Mauricio Figueiredo

Educação, recursos humanos e o melhor do et cetera

sábado, 25 de junho de 2011

Educação: uma calça azul e desbotada

                                                                       
Para a leitora Bruna Santos

Houve um tempo em que a escola pública brasileira era movida por quadro negro, apagador e giz. Esse era o máximo da tecnologia educacional. Era o bastante para a formação de excelentes estudantes sob o comando de magistrais professores. Essa era a época em que a escola pública fazia a diferença e pejorativamente, em alguns casos, injustamente, o ensino privado era apelidado de "PPP" (Papai pagou passou).

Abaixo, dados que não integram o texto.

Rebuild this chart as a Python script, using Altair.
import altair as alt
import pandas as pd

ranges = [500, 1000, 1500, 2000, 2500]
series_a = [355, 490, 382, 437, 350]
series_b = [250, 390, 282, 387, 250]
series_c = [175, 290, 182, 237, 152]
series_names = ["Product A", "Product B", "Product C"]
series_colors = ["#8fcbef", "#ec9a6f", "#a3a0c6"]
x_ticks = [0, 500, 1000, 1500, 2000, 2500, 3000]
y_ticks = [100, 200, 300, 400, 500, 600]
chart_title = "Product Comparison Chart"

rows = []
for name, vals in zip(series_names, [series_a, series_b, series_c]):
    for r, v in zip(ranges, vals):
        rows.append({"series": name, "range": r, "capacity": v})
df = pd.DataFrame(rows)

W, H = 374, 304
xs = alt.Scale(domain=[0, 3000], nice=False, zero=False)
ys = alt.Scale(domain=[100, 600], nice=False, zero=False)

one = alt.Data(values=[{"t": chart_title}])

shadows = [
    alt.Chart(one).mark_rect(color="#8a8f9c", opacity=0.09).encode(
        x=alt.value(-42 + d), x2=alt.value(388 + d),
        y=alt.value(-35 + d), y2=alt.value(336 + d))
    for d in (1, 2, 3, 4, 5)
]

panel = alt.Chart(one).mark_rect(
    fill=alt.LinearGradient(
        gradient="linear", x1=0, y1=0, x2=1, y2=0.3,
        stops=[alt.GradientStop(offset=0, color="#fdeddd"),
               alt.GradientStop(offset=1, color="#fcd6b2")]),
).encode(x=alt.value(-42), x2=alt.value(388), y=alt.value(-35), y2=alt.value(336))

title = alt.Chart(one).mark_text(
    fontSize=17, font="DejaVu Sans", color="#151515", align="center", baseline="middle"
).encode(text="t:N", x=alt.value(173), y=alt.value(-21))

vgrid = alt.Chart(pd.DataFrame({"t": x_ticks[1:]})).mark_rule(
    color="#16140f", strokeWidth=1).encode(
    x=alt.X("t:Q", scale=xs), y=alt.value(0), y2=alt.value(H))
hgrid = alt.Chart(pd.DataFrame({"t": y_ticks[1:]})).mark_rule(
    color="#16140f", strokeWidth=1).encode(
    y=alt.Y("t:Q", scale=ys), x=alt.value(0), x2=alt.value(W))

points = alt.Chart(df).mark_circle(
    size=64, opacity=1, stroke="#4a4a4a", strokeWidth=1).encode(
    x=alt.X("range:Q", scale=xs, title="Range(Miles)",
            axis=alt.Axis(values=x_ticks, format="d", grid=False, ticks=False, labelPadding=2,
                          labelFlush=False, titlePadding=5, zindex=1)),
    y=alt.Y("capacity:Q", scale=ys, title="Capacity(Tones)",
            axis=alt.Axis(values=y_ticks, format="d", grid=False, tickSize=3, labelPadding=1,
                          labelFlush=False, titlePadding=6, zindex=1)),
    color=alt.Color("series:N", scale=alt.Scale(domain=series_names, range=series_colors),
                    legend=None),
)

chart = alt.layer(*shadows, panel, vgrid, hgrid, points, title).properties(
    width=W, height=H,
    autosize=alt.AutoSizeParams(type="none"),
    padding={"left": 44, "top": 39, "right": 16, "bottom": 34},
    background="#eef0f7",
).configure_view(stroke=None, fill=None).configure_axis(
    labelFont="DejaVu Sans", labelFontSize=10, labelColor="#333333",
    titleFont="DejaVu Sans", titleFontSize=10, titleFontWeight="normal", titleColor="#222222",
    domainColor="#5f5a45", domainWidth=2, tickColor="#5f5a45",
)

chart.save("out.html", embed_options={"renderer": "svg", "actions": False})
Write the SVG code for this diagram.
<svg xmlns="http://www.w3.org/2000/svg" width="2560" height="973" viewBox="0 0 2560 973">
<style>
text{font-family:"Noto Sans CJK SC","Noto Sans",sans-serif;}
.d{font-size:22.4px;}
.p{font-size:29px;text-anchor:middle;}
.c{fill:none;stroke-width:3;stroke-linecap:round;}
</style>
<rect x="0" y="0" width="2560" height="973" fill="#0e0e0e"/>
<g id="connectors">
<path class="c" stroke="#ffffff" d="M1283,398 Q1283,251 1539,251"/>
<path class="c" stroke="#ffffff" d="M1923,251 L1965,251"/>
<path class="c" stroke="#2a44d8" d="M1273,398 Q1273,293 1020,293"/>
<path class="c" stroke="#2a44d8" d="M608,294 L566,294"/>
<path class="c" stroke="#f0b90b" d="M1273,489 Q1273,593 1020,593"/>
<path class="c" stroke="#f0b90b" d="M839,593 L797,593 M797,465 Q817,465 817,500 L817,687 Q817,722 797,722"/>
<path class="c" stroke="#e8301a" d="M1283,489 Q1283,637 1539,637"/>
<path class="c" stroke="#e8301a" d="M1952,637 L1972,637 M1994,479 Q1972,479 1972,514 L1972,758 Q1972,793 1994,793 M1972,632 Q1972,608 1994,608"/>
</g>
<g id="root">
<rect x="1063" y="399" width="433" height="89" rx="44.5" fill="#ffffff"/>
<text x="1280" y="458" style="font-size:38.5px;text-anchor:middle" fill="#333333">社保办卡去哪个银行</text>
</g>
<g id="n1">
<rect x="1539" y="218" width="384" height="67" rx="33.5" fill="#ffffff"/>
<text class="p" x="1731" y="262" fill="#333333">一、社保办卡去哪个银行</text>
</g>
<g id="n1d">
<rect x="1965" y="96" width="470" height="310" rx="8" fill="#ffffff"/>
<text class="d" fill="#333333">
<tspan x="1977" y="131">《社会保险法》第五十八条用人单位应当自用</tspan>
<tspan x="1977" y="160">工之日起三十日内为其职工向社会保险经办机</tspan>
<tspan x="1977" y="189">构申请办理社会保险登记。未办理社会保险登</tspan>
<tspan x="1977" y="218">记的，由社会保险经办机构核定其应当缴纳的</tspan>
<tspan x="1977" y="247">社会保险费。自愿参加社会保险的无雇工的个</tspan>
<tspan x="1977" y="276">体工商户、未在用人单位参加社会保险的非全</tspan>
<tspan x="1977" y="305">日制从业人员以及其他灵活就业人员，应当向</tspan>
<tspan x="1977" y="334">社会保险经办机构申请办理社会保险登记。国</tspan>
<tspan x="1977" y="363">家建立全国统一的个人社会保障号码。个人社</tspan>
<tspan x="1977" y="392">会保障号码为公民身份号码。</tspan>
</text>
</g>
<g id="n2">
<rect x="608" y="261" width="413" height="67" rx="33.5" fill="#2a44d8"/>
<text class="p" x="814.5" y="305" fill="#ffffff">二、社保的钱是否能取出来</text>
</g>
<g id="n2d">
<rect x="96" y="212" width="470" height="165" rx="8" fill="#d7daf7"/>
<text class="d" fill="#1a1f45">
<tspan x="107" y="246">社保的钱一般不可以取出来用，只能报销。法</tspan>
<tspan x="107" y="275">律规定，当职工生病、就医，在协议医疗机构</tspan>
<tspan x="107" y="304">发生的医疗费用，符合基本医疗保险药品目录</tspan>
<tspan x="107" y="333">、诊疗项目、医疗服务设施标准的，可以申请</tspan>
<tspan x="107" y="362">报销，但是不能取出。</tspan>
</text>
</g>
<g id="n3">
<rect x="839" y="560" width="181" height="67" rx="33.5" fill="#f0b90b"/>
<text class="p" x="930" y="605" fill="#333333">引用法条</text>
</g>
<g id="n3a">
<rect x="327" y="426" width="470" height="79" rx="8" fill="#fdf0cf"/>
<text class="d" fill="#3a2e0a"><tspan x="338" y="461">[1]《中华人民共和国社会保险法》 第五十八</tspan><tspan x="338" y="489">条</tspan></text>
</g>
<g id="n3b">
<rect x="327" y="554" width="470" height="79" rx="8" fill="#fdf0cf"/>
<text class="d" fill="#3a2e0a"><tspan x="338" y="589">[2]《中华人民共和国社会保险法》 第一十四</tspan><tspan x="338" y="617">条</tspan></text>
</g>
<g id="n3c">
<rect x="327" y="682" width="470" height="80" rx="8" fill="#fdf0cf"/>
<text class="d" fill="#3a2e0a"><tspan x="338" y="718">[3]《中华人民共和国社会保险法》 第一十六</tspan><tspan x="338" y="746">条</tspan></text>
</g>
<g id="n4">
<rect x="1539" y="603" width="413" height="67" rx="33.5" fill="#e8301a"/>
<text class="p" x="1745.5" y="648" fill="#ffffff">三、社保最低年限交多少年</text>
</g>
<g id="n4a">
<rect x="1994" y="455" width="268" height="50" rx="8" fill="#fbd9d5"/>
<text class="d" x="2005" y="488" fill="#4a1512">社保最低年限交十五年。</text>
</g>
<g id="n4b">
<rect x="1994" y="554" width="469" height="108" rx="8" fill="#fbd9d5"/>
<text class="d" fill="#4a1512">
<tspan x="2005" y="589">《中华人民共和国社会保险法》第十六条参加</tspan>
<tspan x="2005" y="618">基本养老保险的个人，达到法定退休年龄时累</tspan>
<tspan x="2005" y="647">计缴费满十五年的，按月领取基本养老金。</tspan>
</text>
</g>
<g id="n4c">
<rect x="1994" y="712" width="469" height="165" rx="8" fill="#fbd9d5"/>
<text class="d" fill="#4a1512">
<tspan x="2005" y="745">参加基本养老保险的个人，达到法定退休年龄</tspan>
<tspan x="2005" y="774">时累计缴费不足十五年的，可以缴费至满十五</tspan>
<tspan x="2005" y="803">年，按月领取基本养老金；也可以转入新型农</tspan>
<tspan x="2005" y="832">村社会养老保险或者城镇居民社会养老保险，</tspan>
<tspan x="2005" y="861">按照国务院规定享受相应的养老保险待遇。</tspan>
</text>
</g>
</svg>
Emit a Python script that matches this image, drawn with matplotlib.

A rede escolar pública, sobretudo no que hoje entendemos como segundo segmento do nível fundamental (antigo ginasial) e ensino médio (científicou ou clássico), no entanto, era constituída por um pequeno número de estabelecimentos de ensino. Acontece que no Rio de Janeiro e Brasil do século passado, o caminho natural das crianças e jovens das famílias pobres era ao fim do antigo curso primário (quatro a cinco anos de escolaridade) partir para o mercado de trabalho. As vagas do ginasial e científico eram disputadas arduamente por meio de concursos de admissão.

Resultado: os alunos dos colégios públicos estaduais eram, com essa filtragem, de nível elevado. Idem os professores — que por serem em pequeno número — eram altamente selecionados. As antigas escolas normais, comandada pelo Instituto de Educação do Rio de Janeiro eram ilhas de excelência, com a garantia de acesso imediato ao mercado de trabalho ao término do curso. Ou seja, ingressar na escola normal garantia, de imediato, a menina sua vaga na rede de escolas estaduais, como funcionária pública. O Brasil, por sua vez, possuia um elevado número de analfabetos e grande concentração de sua população no campo.

Uma poesia de Drummond de Andrade serve de exemplo desse quadro: "Estou sozinho nessa cidade de dois milhões de habitantes". Hoje o Rio com seu entorno, incluindo a Baixada Fluminense, Niterói, São Gonçalo, etc, forma um conglomerado humano de milhões e milhões de pessoas.

Que esse crescimento vertiginoso das cidades acarretou queda da qualidade de vida é inegável. Por sua vez, o poder público pressionado expandiu desordenadamente a rede de escolas públicas. Houve um período de falta de professores, com o surgimento das professorandas (alunas das escolas normais chamadas a dar aulas sem ainda estarem formadas). As imponentes escolas públicas do passado passaram a se juntar construções de blocos escolares construídos à toque de caixa, sem o cuidado necessário. As escolas passaram a figurar como verdadeiros depósitos de estudantes, iniciando a queda da qualidade do ensino.

Com o golpe militar, várias regalias foram abolidas, sendo a principal delas o acesso direto das alunas das escolas normais ao mercado de trabalho como funcionárias públicas. Estabeleceu-se o concurso para o magistério, com o intuito de recrutar em massa novos professores. A qualidade na formação dos professores foi sensivelmente abalada. A profissão perdeu status e com o passar dos anos, caiu em importância no ranking das profissões preferidas pelos jovens. Verificou-se nos vestibulares que os cursos ligados ao magistério atraiam poucos alunos e entre esses, os de mais baixo rendimento acadêmico.

Hoje, a escola pública — no quadro geral de sucateamento dos serviços públicos — passou a ser a escola dos pobres. As escolas dos "filhos dos outros". A classe média direcionou suas crianças para creches particulares e escolas privadas. Houve uma inversão da pirâmide, em termos qualitativos. Os rankings mostram os pífios resultados da escola pública nos diversos exames de avaliação. Constituiu-se apenas "ilhas" para atendimento de alguns poucos, como são as escolas técnicas, colégios de aplicação e colégio Pedro II.

Nessa desimportância da escola pública, de tabela caíram os salários dos professores. O gestor público — bem ou mal intencionado — vê a escola pública como um grande campo para priorizar outros projetos, deixando de lado a questão da formação de recursos humanos. A aposta começa a ser no instrumental de massa: programa uma tv em cada escola; laptop para alunos e professores (muitos dos quais não sabem como operar equipamentos que em pouco tempo se tornam defasados ou em outros casos a escola não possui estrutura física para receber o material); climatização das salas de aula, antes mesmo de uma ampla revisão dos prédios escolares e de sua infraestrutura; e por fim, a vara de condão do milagre educacional brasileiro: a meritocracia.

O grande problema da escola pública está ligado ao próprio modelo de país que desejamos construir: uma sociedade formada por cidadãos conscientes, produtivos, criativos e com amplo desenvolvimento do pensamento crítico. Ou outra formada por massas humanas aptas a um consumo crescente de bens, mesmo que no fundo não passem de uma calça azul e desbotada apelidada de liberdade.